One of the strongest threads in the Policy Address delivered on Wednesday by John Lee Ka-chiu, chief executive of the Hong Kong Special Administrative Region, is the urgency on economic growth and transformation. The government reaffirmed its goal of deepening Hong Kong’s role as a central node between the Chinese mainland and the global economy — not just a gateway, but a platform.
The Northern Metropolis was made a new priority, both as a housing solution and as a catalyst for tech-driven growth, intended to connect with neighboring innovation centers across the border. On financial markets, the Policy Address promises reforms designed to improve liquidity, attract new-economy listings, expand dual counter trading in renminbi, and facilitate the second listing of overseas-listed Chinese mainland companies. These are intended not only to build on recent strong performance in Hong Kong’s initial public offerings and market activity, but also to hedge against external headwinds.

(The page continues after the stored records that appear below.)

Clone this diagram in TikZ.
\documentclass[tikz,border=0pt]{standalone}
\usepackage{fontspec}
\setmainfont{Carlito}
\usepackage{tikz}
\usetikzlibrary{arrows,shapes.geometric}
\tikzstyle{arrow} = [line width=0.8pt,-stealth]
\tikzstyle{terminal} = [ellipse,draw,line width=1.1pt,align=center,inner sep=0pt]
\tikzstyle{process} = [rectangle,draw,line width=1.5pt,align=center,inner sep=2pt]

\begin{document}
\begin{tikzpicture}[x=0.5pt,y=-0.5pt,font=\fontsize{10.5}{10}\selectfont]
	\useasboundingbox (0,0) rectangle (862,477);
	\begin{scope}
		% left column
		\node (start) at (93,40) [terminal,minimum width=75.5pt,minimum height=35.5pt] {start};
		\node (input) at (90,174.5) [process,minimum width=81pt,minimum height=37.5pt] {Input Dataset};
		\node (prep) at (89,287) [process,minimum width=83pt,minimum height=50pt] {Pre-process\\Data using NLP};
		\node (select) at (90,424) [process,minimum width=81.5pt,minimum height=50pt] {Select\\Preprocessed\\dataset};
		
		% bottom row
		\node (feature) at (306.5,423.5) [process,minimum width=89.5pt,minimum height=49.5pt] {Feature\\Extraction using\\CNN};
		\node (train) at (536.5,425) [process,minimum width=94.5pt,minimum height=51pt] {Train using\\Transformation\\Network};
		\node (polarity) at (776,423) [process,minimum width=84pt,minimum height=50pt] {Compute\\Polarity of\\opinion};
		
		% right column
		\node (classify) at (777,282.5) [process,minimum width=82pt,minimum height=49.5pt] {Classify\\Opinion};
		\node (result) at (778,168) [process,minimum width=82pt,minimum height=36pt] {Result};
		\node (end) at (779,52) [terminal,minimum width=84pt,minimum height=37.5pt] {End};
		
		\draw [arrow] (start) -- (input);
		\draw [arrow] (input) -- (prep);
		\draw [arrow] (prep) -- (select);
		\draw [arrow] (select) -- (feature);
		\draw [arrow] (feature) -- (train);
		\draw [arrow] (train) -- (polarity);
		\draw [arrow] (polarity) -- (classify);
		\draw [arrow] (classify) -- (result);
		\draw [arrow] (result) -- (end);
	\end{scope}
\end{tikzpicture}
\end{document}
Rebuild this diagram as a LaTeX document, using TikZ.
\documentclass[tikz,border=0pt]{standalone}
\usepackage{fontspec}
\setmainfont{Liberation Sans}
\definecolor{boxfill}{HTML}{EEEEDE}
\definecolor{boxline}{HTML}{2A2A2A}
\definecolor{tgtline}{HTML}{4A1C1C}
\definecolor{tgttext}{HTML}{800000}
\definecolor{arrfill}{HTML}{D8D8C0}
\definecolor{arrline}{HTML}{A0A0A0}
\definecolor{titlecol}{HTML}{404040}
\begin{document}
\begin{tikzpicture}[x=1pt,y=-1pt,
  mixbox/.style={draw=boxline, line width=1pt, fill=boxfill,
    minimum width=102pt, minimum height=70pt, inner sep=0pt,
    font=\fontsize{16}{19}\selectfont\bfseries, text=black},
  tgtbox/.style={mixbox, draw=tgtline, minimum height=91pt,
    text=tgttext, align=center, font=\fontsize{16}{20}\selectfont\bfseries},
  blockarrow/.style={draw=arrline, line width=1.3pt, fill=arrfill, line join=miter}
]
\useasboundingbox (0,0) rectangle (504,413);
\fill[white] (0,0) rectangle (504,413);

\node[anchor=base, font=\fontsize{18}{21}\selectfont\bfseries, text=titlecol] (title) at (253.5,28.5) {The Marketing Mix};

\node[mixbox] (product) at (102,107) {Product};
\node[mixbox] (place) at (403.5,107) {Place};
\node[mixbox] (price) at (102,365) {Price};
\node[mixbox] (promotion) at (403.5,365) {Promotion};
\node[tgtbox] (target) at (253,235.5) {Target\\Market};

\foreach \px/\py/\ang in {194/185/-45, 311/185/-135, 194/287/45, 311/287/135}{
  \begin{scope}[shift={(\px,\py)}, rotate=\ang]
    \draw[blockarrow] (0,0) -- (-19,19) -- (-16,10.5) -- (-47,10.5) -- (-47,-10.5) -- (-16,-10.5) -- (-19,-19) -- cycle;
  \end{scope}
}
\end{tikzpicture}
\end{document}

Some of the measures regarding innovation announced in the Policy Address were to build a competitive ecosystem for the low-altitude economy to turn the city into a hub for innovative applications of drones; to promote artificial intelligence education in schools (The Education Bureau has allocated HK$2 billion ($257 million) from the Quality Education Fund to support digital education in primary and secondary schools, while a blueprint for digital education in primary and secondary schools will be released in 2026); to digitalize the port system to boost maritime trade; to support small and medium-sized enterprises in the innovation sector to estimate the value of their patents against mainland standards; to press ahead with the new innovation and technology infrastructure (the Innovation, Technology and Industry Bureau will aim to complete preparatory work in 2026 for setting up the Life and Health Technology Research Institutes and the Hong Kong Artificial Intelligence Research and Development Institute); to release a conceptual outline and development plan for the I&T industry at San Tin Technopole within this year; to roll out parcels of land in Phase One of the Hetao Shenzhen-Hong Kong Science and Technology Innovation Cooperation Zone this year, and to enhance efficiency with a new AI task force, among others.

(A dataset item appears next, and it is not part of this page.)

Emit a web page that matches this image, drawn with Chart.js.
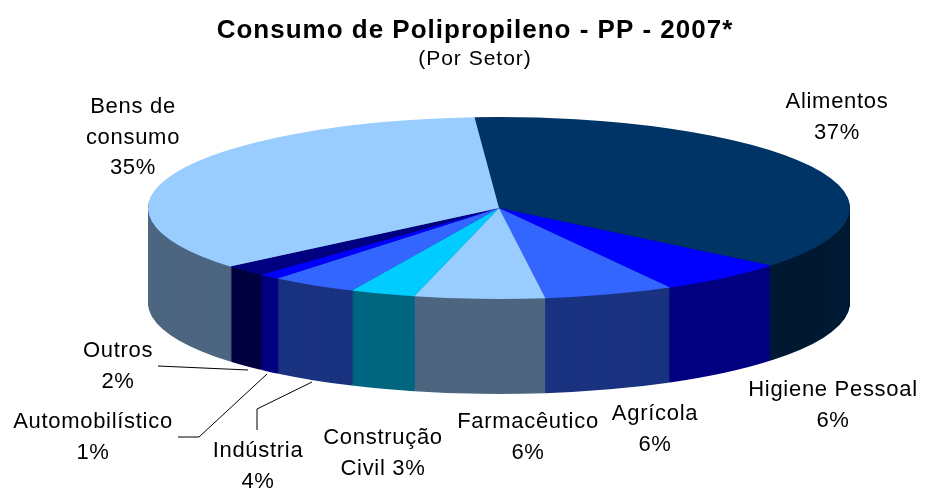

This year’s Policy Address certainly came amid ongoing economic difficulties and weak domestic consumption that have hit many businesses across different sectors in the city.
That being said, the situation overall is not that grim at all, but quite the opposite. Hong Kong’s economy is transforming, but it is far from being in “decline” or “over”, as some commentators suggested.
Innovationwise, the World Intellectual Property Organization published its Global Innovation Index (GII) 2025 top 100 innovation on Sept 1, among which the Shenzhen-Hong Kong-Guangzhou cluster ranked first globally.
The Shenzhen-Hong Kong-Guangzhou technology hub overtook Tokyo-Yokohama to become the world’s largest innovation cluster as per the index. It marked the first time the region has topped the global ranking after holding the No 2 spot for five consecutive years. Further down the list, the San Jose-San Francisco cluster jumped three spots to third place, followed by Beijing in fourth, then Seoul, Shanghai–Suzhou, and New York City.
Indeed, while many people all over the world associate Hong Kong with finance, the truth is Hong Kong excels in many more areas. Leaving aside Hong Kong’s very rich cultural heritage and very high quality of life, Hong Kong is also an innovation hub, as was demonstrated by the GII 2025.
In an era of mounting global financial uncertainties, Hong Kong stands at the forefront as a beacon of innovation and new technologies. The city’s ascent within the innovation world isn’t coincidental; it’s the product of deliberate foresight, regulatory agility, and in general the product of being one of the world’s most important financial centers, enhancing its status year after year.
Hong Kong now is embracing not only opportunities from the Guangdong-Hong Kong-Macao Greater Bay Area development, and, by playing a proactive part in China’s 14th Five-Year Plan (2021-25), the SAR is unleashing its potential thanks to unreserved support from the central authorities for advancing key strategies to upgrade its superconnector role, including the digital yuan and environmental, social and governance.
Furthermore, one of the most important elements of the new Policy Address is its alignment with national strategic priorities. It emphasizes Hong Kong’s evolving role in the Greater Bay Area, the Belt and Road Initiative, RMB internationalization, and cross-border financial, trade, cultural, and institutional collaborations. These weren’t treated as add‐ons but as integrated parts of the policy vision. By tying local plans—housing, tech, education, and infrastructure — to wider national goals, the SAR government is navigating a path that seeks both local benefits and stronger synergy with the mainland’s development trajectory.
To sum up, the Policy Address offers a road ahead. It is hopeful in tone and ambitious. In a city built on both aspiration and pragmatism, these two qualities are essential. The Policy Address alongside projects like the Greater Bay Area will allow Hong Kong not only to keep enhancing its role as one of the world’s most important financial centers but also help the city keep excelling in other areas such as innovation, where Hong Kong has also recently ranked very high.
The author is a fintech adviser, a researcher and a former business analyst for a Hong Kong publicly listed company.
The views do not necessarily reflect those of China Daily.